**TASK DETAILS**
Write out the records beneath this line exactly as they appear, minus any images.

**RECORDS TO PROCESS**

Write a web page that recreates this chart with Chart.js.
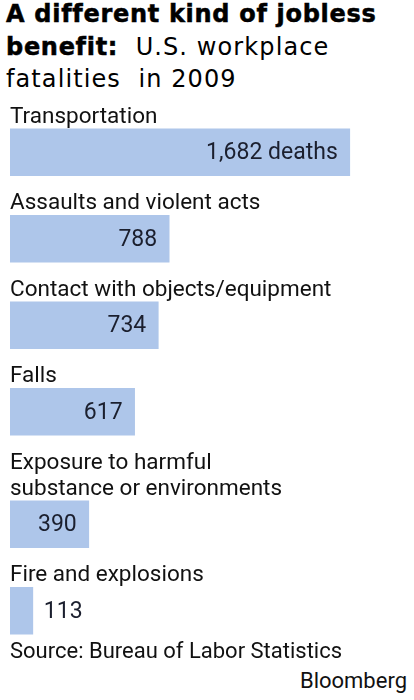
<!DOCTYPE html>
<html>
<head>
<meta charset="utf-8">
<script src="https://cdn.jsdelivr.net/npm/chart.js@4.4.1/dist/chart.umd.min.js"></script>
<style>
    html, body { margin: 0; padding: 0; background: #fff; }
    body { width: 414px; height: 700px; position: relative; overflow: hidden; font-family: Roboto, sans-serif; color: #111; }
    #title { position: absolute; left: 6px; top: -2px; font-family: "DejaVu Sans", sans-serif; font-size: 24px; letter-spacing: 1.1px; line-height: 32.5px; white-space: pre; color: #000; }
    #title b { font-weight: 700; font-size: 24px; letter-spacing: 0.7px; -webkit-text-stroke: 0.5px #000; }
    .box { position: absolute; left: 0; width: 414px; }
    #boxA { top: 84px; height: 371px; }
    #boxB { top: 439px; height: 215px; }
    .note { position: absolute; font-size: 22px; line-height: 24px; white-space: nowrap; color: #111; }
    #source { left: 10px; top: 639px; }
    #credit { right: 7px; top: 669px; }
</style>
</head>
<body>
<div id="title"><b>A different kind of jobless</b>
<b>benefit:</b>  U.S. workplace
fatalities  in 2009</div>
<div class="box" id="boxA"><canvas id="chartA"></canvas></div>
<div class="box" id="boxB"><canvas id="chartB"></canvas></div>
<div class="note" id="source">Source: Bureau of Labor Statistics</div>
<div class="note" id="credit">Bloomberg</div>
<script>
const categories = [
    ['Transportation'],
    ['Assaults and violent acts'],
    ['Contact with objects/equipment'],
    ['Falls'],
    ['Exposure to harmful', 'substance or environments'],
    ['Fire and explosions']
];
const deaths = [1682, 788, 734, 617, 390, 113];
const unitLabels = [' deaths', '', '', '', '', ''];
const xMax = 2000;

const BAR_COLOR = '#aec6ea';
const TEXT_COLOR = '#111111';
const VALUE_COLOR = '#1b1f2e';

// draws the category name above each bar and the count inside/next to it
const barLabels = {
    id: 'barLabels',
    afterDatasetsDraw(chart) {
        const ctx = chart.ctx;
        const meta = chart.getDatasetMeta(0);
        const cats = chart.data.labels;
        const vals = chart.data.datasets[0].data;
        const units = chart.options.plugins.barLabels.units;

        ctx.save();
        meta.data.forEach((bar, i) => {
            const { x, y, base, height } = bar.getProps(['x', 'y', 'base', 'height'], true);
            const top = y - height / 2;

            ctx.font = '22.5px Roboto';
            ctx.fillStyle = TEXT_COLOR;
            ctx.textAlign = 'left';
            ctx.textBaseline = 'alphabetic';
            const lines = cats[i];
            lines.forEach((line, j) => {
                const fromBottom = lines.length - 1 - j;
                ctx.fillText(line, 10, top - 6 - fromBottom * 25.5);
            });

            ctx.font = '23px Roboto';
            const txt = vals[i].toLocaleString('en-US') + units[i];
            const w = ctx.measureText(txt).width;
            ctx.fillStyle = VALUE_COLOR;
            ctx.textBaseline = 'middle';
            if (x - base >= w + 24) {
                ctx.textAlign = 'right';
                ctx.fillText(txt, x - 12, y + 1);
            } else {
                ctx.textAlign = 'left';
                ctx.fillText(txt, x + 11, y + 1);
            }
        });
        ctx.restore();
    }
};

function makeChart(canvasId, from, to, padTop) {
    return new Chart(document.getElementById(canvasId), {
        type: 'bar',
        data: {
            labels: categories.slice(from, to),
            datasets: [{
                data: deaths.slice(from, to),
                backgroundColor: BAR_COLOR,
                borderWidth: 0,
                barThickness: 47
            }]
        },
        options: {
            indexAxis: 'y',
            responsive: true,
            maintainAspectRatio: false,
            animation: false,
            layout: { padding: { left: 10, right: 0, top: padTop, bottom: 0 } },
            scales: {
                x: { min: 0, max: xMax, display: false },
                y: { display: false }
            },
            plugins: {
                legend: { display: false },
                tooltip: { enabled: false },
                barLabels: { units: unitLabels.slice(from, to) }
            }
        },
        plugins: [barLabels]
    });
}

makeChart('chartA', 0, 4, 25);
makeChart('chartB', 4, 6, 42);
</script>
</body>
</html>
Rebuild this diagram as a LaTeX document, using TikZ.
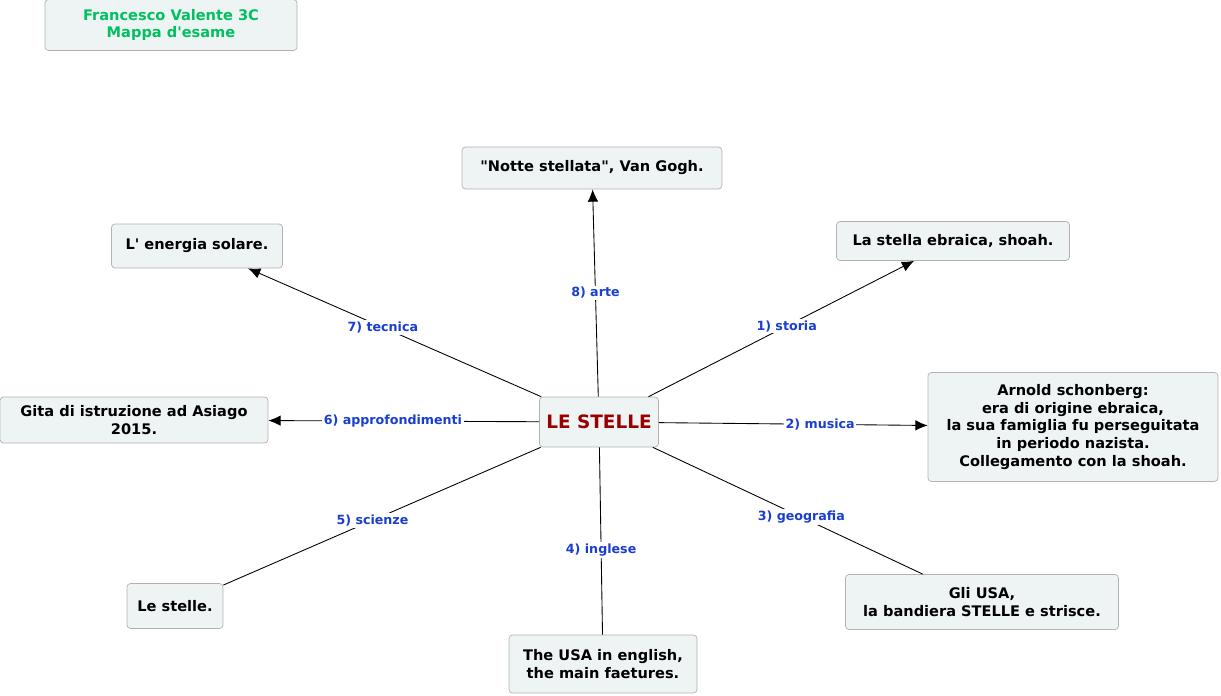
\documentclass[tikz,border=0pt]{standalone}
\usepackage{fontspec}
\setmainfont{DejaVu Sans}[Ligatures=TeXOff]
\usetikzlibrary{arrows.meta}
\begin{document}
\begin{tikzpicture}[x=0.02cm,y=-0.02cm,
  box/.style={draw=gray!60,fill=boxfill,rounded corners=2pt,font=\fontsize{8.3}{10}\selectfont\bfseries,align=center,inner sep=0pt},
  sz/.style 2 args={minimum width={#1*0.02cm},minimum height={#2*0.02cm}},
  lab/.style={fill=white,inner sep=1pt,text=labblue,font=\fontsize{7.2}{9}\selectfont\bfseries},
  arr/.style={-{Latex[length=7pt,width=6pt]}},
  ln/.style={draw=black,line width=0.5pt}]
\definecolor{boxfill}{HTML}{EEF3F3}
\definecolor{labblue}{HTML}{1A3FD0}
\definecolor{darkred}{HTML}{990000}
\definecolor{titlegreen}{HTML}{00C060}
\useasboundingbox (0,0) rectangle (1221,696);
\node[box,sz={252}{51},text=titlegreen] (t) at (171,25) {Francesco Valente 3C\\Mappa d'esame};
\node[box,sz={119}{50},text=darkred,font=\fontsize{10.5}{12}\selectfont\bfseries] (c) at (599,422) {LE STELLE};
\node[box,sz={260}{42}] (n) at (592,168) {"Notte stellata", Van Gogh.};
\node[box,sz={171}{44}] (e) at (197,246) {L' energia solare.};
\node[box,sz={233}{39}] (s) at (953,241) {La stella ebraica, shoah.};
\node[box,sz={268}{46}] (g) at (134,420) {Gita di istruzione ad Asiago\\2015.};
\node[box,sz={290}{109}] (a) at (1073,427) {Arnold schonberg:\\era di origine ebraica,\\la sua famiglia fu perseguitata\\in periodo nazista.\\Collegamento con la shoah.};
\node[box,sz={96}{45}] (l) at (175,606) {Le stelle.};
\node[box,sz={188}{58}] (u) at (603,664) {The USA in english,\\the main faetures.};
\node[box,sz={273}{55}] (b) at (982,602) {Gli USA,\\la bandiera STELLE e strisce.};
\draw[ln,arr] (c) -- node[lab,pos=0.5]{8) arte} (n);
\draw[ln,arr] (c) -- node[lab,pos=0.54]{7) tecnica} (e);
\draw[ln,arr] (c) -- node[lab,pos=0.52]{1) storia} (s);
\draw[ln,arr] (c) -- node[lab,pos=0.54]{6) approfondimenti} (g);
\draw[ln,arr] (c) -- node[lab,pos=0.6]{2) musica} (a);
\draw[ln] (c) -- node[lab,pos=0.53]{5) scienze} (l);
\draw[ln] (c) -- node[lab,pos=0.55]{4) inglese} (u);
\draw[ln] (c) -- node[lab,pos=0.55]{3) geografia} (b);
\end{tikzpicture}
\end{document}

**SOLVED PROBLEM**
Write a web page that recreates this chart with Chart.js.
<!DOCTYPE html>
<html>
<head>
<meta charset="utf-8">
<script src="https://cdn.jsdelivr.net/npm/chart.js@4.4.1/dist/chart.umd.min.js"></script>
<style>
    html, body { margin: 0; padding: 0; background: #fff; }
    body { width: 414px; height: 700px; position: relative; overflow: hidden; font-family: Roboto, sans-serif; color: #111; }
    #title { position: absolute; left: 6px; top: -2px; font-family: "DejaVu Sans", sans-serif; font-size: 24px; letter-spacing: 1.1px; line-height: 32.5px; white-space: pre; color: #000; }
    #title b { font-weight: 700; font-size: 24px; letter-spacing: 0.7px; -webkit-text-stroke: 0.5px #000; }
    .box { position: absolute; left: 0; width: 414px; }
    #boxA { top: 84px; height: 371px; }
    #boxB { top: 439px; height: 215px; }
    .note { position: absolute; font-size: 22px; line-height: 24px; white-space: nowrap; color: #111; }
    #source { left: 10px; top: 639px; }
    #credit { right: 7px; top: 669px; }
</style>
</head>
<body>
<div id="title"><b>A different kind of jobless</b>
<b>benefit:</b>  U.S. workplace
fatalities  in 2009</div>
<div class="box" id="boxA"><canvas id="chartA"></canvas></div>
<div class="box" id="boxB"><canvas id="chartB"></canvas></div>
<div class="note" id="source">Source: Bureau of Labor Statistics</div>
<div class="note" id="credit">Bloomberg</div>
<script>
const categories = [
    ['Transportation'],
    ['Assaults and violent acts'],
    ['Contact with objects/equipment'],
    ['Falls'],
    ['Exposure to harmful', 'substance or environments'],
    ['Fire and explosions']
];
const deaths = [1682, 788, 734, 617, 390, 113];
const unitLabels = [' deaths', '', '', '', '', ''];
const xMax = 2000;

const BAR_COLOR = '#aec6ea';
const TEXT_COLOR = '#111111';
const VALUE_COLOR = '#1b1f2e';

// draws the category name above each bar and the count inside/next to it
const barLabels = {
    id: 'barLabels',
    afterDatasetsDraw(chart) {
        const ctx = chart.ctx;
        const meta = chart.getDatasetMeta(0);
        const cats = chart.data.labels;
        const vals = chart.data.datasets[0].data;
        const units = chart.options.plugins.barLabels.units;

        ctx.save();
        meta.data.forEach((bar, i) => {
            const { x, y, base, height } = bar.getProps(['x', 'y', 'base', 'height'], true);
            const top = y - height / 2;

            ctx.font = '22.5px Roboto';
            ctx.fillStyle = TEXT_COLOR;
            ctx.textAlign = 'left';
            ctx.textBaseline = 'alphabetic';
            const lines = cats[i];
            lines.forEach((line, j) => {
                const fromBottom = lines.length - 1 - j;
                ctx.fillText(line, 10, top - 6 - fromBottom * 25.5);
            });

            ctx.font = '23px Roboto';
            const txt = vals[i].toLocaleString('en-US') + units[i];
            const w = ctx.measureText(txt).width;
            ctx.fillStyle = VALUE_COLOR;
            ctx.textBaseline = 'middle';
            if (x - base >= w + 24) {
                ctx.textAlign = 'right';
                ctx.fillText(txt, x - 12, y + 1);
            } else {
                ctx.textAlign = 'left';
                ctx.fillText(txt, x + 11, y + 1);
            }
        });
        ctx.restore();
    }
};

function makeChart(canvasId, from, to, padTop) {
    return new Chart(document.getElementById(canvasId), {
        type: 'bar',
        data: {
            labels: categories.slice(from, to),
            datasets: [{
                data: deaths.slice(from, to),
                backgroundColor: BAR_COLOR,
                borderWidth: 0,
                barThickness: 47
            }]
        },
        options: {
            indexAxis: 'y',
            responsive: true,
            maintainAspectRatio: false,
            animation: false,
            layout: { padding: { left: 10, right: 0, top: padTop, bottom: 0 } },
            scales: {
                x: { min: 0, max: xMax, display: false },
                y: { display: false }
            },
            plugins: {
                legend: { display: false },
                tooltip: { enabled: false },
                barLabels: { units: unitLabels.slice(from, to) }
            }
        },
        plugins: [barLabels]
    });
}

makeChart('chartA', 0, 4, 25);
makeChart('chartB', 4, 6, 42);
</script>
</body>
</html>
Rebuild this diagram as a LaTeX document, using TikZ.
\documentclass[tikz,border=0pt]{standalone}
\usepackage{fontspec}
\setmainfont{DejaVu Sans}[Ligatures=TeXOff]
\usetikzlibrary{arrows.meta}
\begin{document}
\begin{tikzpicture}[x=0.02cm,y=-0.02cm,
  box/.style={draw=gray!60,fill=boxfill,rounded corners=2pt,font=\fontsize{8.3}{10}\selectfont\bfseries,align=center,inner sep=0pt},
  sz/.style 2 args={minimum width={#1*0.02cm},minimum height={#2*0.02cm}},
  lab/.style={fill=white,inner sep=1pt,text=labblue,font=\fontsize{7.2}{9}\selectfont\bfseries},
  arr/.style={-{Latex[length=7pt,width=6pt]}},
  ln/.style={draw=black,line width=0.5pt}]
\definecolor{boxfill}{HTML}{EEF3F3}
\definecolor{labblue}{HTML}{1A3FD0}
\definecolor{darkred}{HTML}{990000}
\definecolor{titlegreen}{HTML}{00C060}
\useasboundingbox (0,0) rectangle (1221,696);
\node[box,sz={252}{51},text=titlegreen] (t) at (171,25) {Francesco Valente 3C\\Mappa d'esame};
\node[box,sz={119}{50},text=darkred,font=\fontsize{10.5}{12}\selectfont\bfseries] (c) at (599,422) {LE STELLE};
\node[box,sz={260}{42}] (n) at (592,168) {"Notte stellata", Van Gogh.};
\node[box,sz={171}{44}] (e) at (197,246) {L' energia solare.};
\node[box,sz={233}{39}] (s) at (953,241) {La stella ebraica, shoah.};
\node[box,sz={268}{46}] (g) at (134,420) {Gita di istruzione ad Asiago\\2015.};
\node[box,sz={290}{109}] (a) at (1073,427) {Arnold schonberg:\\era di origine ebraica,\\la sua famiglia fu perseguitata\\in periodo nazista.\\Collegamento con la shoah.};
\node[box,sz={96}{45}] (l) at (175,606) {Le stelle.};
\node[box,sz={188}{58}] (u) at (603,664) {The USA in english,\\the main faetures.};
\node[box,sz={273}{55}] (b) at (982,602) {Gli USA,\\la bandiera STELLE e strisce.};
\draw[ln,arr] (c) -- node[lab,pos=0.5]{8) arte} (n);
\draw[ln,arr] (c) -- node[lab,pos=0.54]{7) tecnica} (e);
\draw[ln,arr] (c) -- node[lab,pos=0.52]{1) storia} (s);
\draw[ln,arr] (c) -- node[lab,pos=0.54]{6) approfondimenti} (g);
\draw[ln,arr] (c) -- node[lab,pos=0.6]{2) musica} (a);
\draw[ln] (c) -- node[lab,pos=0.53]{5) scienze} (l);
\draw[ln] (c) -- node[lab,pos=0.55]{4) inglese} (u);
\draw[ln] (c) -- node[lab,pos=0.55]{3) geografia} (b);
\end{tikzpicture}
\end{document}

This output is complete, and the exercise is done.